◆ TASK DETAILS:
In the listing that follows, the range to quote begins at the line that has "Clone this screenshot in HTML." and ends after the line that has "</body></html>"; quote it verbatim and add nothing.

◆ INPUT FOR THIS TASK:
# # # # # # #
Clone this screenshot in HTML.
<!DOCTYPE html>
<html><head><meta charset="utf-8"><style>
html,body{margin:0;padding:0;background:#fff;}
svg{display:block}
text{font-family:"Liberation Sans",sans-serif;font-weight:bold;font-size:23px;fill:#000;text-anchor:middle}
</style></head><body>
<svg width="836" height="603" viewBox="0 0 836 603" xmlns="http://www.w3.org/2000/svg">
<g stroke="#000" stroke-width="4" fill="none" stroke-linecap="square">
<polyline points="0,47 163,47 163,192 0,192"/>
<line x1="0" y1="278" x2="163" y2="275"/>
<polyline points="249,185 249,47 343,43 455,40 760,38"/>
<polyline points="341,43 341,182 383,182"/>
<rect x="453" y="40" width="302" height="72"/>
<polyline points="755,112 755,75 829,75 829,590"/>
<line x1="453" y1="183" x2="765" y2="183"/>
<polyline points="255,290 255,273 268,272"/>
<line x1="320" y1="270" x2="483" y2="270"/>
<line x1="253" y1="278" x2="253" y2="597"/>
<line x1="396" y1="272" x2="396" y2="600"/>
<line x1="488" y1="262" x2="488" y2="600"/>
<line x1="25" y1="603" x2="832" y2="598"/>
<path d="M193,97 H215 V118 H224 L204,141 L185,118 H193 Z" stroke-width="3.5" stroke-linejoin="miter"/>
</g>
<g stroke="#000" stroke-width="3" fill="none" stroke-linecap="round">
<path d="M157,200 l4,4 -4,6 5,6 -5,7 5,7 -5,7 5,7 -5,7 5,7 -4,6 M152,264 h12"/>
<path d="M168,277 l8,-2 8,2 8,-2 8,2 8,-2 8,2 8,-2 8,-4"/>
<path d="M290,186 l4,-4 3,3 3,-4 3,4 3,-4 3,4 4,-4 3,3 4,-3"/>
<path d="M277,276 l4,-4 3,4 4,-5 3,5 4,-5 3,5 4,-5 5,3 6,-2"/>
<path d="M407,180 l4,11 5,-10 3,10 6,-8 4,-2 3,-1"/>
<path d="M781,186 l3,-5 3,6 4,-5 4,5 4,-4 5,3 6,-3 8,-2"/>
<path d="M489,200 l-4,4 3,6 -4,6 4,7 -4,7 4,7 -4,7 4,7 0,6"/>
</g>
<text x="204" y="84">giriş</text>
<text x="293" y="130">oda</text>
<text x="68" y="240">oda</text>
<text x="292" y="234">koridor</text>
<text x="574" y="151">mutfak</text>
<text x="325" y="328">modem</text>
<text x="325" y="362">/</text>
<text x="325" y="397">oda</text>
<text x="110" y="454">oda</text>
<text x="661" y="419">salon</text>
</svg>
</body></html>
# # # # # # #
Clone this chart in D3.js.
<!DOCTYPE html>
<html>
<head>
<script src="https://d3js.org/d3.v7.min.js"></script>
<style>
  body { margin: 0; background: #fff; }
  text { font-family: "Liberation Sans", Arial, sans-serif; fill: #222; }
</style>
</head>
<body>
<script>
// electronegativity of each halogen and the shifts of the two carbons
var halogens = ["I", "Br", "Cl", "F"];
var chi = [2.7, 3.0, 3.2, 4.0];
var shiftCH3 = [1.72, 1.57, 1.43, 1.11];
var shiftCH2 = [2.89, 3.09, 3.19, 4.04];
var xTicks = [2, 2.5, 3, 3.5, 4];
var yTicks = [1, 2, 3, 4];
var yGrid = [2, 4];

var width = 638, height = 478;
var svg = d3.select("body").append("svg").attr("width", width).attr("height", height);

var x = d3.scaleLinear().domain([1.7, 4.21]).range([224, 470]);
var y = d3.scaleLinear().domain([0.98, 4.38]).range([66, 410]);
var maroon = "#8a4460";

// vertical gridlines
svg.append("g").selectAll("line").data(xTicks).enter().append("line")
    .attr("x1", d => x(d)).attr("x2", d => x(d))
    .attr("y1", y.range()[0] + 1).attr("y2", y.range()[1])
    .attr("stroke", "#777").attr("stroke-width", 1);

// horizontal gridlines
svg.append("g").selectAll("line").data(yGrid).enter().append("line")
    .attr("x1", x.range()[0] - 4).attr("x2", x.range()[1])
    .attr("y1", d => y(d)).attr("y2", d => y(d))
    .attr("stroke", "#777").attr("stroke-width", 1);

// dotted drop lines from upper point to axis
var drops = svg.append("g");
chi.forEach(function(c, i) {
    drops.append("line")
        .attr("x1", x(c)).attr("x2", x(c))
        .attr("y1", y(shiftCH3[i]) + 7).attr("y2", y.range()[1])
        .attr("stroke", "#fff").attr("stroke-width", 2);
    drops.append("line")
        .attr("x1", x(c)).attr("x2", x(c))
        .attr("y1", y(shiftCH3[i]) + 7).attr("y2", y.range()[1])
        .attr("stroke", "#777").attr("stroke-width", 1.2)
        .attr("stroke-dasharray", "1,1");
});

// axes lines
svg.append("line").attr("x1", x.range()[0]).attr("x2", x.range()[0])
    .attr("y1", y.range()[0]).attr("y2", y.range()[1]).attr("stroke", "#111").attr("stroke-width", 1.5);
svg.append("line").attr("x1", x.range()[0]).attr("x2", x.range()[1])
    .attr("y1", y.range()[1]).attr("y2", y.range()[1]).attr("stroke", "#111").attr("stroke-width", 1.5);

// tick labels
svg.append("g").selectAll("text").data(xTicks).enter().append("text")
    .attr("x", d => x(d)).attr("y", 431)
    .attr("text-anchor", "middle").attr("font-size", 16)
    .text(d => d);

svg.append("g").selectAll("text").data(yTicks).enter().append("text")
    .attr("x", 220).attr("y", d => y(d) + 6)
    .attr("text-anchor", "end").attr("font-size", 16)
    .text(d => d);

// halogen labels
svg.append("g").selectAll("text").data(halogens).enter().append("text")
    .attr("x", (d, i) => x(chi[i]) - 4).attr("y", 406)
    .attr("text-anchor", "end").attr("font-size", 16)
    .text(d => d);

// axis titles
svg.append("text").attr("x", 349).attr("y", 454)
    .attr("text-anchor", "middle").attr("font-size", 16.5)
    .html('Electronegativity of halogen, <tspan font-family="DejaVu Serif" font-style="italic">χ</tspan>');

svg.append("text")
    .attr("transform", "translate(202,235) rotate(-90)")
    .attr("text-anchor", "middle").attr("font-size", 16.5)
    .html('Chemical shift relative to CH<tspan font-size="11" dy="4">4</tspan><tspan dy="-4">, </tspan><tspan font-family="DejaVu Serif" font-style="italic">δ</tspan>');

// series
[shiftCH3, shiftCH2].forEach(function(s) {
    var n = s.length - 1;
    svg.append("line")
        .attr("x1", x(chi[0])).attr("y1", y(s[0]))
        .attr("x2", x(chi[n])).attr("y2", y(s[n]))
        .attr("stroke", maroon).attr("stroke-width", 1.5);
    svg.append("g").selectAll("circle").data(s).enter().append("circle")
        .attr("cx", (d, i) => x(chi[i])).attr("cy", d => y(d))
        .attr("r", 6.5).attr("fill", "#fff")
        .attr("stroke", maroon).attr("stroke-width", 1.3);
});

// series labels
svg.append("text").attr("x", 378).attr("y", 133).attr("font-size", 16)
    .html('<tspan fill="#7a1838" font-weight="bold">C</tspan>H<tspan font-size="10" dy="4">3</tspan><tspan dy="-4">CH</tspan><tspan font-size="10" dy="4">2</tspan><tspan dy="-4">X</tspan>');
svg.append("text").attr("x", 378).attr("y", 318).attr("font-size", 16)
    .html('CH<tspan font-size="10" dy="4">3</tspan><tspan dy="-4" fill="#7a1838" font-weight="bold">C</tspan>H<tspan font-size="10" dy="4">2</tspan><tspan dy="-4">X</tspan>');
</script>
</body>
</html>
# # # # # # #
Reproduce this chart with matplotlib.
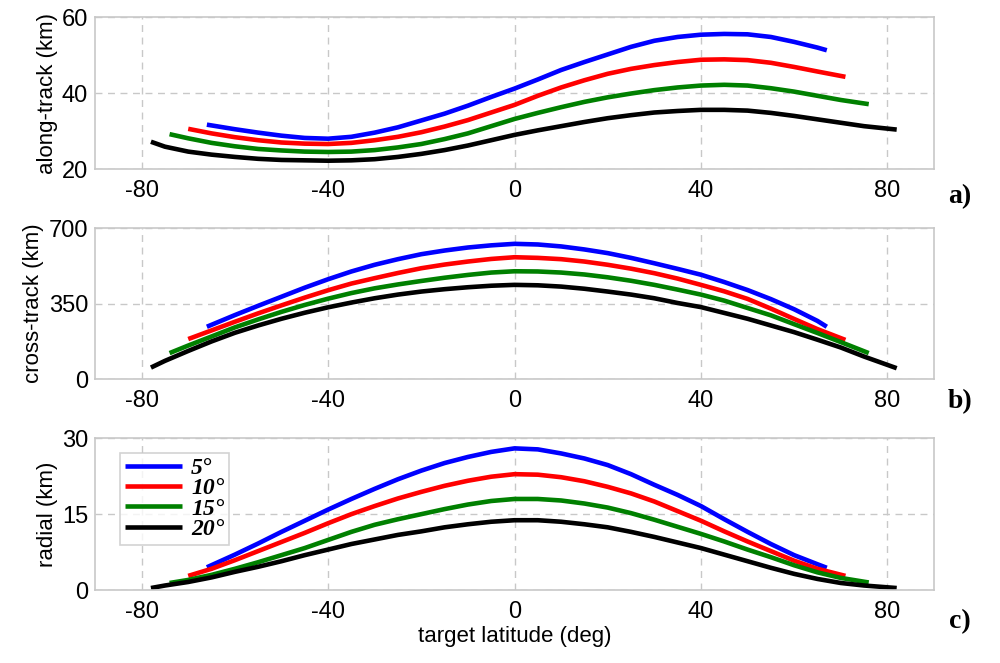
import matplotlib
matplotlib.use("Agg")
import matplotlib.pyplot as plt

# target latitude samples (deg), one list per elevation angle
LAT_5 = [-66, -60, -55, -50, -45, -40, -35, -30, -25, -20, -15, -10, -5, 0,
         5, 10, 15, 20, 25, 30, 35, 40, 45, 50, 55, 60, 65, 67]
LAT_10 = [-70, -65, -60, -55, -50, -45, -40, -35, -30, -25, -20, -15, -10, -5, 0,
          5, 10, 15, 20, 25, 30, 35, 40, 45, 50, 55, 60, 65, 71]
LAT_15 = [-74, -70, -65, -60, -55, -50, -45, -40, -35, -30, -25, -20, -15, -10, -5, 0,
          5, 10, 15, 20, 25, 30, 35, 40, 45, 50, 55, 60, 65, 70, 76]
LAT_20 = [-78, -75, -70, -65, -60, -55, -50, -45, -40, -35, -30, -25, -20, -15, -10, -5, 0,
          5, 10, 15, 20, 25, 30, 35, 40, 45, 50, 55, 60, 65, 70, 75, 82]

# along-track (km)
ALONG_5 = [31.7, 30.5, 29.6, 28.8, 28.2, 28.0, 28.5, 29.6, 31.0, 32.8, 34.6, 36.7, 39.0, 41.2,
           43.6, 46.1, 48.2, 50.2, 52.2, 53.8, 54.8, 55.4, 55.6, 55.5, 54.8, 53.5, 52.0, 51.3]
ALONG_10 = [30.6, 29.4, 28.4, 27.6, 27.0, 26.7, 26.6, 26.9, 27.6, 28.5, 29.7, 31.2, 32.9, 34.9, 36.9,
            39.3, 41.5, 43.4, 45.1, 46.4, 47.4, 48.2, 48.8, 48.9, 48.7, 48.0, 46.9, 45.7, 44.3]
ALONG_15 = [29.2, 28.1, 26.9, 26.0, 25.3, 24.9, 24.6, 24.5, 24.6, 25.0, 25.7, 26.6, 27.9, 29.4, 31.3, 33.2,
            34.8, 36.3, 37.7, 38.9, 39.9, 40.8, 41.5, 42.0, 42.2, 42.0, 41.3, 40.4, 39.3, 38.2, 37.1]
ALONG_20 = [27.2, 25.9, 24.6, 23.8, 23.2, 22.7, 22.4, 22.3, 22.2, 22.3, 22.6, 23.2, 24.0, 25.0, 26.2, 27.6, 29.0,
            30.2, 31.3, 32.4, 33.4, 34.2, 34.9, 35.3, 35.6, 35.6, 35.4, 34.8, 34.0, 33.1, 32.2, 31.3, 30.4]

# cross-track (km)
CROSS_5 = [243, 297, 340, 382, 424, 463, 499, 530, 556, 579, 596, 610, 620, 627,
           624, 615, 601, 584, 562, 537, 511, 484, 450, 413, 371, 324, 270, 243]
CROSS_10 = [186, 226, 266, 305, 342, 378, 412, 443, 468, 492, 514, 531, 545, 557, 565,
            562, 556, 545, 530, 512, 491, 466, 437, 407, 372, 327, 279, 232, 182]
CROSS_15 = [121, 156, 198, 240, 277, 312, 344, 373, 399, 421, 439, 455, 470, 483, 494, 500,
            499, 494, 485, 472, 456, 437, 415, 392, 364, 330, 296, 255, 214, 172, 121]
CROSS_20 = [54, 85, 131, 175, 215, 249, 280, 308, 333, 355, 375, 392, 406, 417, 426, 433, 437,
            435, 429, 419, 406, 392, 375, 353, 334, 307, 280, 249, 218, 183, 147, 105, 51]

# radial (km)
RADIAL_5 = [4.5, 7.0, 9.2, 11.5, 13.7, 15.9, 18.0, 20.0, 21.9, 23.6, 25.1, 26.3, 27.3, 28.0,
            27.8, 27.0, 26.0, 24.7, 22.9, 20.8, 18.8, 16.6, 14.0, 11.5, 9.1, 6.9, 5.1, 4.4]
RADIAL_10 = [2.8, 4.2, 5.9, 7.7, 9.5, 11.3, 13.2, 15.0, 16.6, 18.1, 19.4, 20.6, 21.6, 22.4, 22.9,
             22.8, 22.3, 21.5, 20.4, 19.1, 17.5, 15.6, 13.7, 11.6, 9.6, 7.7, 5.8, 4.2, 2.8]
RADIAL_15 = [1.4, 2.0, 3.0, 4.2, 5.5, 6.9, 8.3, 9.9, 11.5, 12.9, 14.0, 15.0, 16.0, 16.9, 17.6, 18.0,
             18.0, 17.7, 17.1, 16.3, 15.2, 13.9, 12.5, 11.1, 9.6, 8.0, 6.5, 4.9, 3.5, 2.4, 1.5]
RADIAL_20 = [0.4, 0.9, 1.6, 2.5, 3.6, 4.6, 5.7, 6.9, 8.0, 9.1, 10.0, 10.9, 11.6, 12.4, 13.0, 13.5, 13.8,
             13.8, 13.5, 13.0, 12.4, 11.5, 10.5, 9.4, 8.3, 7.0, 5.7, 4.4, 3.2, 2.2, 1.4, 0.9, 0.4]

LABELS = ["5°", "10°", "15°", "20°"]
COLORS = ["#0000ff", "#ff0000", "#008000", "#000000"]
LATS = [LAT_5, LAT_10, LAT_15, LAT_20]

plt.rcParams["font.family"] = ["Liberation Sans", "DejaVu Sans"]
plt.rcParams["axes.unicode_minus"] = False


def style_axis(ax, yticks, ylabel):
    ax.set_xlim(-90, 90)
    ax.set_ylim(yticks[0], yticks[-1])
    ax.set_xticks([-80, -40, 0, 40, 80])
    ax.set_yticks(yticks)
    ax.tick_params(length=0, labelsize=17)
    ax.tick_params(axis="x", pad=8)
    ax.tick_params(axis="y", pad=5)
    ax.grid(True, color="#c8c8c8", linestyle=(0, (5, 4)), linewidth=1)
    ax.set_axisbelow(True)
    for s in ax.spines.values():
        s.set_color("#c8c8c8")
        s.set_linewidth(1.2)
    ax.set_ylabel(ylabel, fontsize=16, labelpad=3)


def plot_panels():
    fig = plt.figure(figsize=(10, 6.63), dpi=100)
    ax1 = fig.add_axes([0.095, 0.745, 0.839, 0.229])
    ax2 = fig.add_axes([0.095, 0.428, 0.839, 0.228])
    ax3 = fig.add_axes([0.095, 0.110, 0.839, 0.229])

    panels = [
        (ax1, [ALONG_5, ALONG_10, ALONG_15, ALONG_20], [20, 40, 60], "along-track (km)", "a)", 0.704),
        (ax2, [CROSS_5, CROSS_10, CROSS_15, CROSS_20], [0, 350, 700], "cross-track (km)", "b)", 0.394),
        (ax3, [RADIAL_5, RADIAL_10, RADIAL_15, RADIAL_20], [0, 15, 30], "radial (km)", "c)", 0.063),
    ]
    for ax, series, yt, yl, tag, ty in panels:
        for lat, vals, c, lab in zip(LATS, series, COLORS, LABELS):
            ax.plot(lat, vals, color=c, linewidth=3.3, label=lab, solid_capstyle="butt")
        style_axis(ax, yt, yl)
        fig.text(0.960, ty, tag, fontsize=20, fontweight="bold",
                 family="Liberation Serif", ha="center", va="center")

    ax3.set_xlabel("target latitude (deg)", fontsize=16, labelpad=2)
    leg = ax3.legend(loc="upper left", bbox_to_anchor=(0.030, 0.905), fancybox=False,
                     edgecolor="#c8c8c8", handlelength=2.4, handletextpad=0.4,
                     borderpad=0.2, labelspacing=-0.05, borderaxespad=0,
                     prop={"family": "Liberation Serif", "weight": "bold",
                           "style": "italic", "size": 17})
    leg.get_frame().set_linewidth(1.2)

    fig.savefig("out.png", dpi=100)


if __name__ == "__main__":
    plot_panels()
# # # # # # #
◆ FINISHED ANSWER:
Clone this screenshot in HTML.
<!DOCTYPE html>
<html><head><meta charset="utf-8"><style>
html,body{margin:0;padding:0;background:#fff;}
svg{display:block}
text{font-family:"Liberation Sans",sans-serif;font-weight:bold;font-size:23px;fill:#000;text-anchor:middle}
</style></head><body>
<svg width="836" height="603" viewBox="0 0 836 603" xmlns="http://www.w3.org/2000/svg">
<g stroke="#000" stroke-width="4" fill="none" stroke-linecap="square">
<polyline points="0,47 163,47 163,192 0,192"/>
<line x1="0" y1="278" x2="163" y2="275"/>
<polyline points="249,185 249,47 343,43 455,40 760,38"/>
<polyline points="341,43 341,182 383,182"/>
<rect x="453" y="40" width="302" height="72"/>
<polyline points="755,112 755,75 829,75 829,590"/>
<line x1="453" y1="183" x2="765" y2="183"/>
<polyline points="255,290 255,273 268,272"/>
<line x1="320" y1="270" x2="483" y2="270"/>
<line x1="253" y1="278" x2="253" y2="597"/>
<line x1="396" y1="272" x2="396" y2="600"/>
<line x1="488" y1="262" x2="488" y2="600"/>
<line x1="25" y1="603" x2="832" y2="598"/>
<path d="M193,97 H215 V118 H224 L204,141 L185,118 H193 Z" stroke-width="3.5" stroke-linejoin="miter"/>
</g>
<g stroke="#000" stroke-width="3" fill="none" stroke-linecap="round">
<path d="M157,200 l4,4 -4,6 5,6 -5,7 5,7 -5,7 5,7 -5,7 5,7 -4,6 M152,264 h12"/>
<path d="M168,277 l8,-2 8,2 8,-2 8,2 8,-2 8,2 8,-2 8,-4"/>
<path d="M290,186 l4,-4 3,3 3,-4 3,4 3,-4 3,4 4,-4 3,3 4,-3"/>
<path d="M277,276 l4,-4 3,4 4,-5 3,5 4,-5 3,5 4,-5 5,3 6,-2"/>
<path d="M407,180 l4,11 5,-10 3,10 6,-8 4,-2 3,-1"/>
<path d="M781,186 l3,-5 3,6 4,-5 4,5 4,-4 5,3 6,-3 8,-2"/>
<path d="M489,200 l-4,4 3,6 -4,6 4,7 -4,7 4,7 -4,7 4,7 0,6"/>
</g>
<text x="204" y="84">giriş</text>
<text x="293" y="130">oda</text>
<text x="68" y="240">oda</text>
<text x="292" y="234">koridor</text>
<text x="574" y="151">mutfak</text>
<text x="325" y="328">modem</text>
<text x="325" y="362">/</text>
<text x="325" y="397">oda</text>
<text x="110" y="454">oda</text>
<text x="661" y="419">salon</text>
</svg>
</body></html>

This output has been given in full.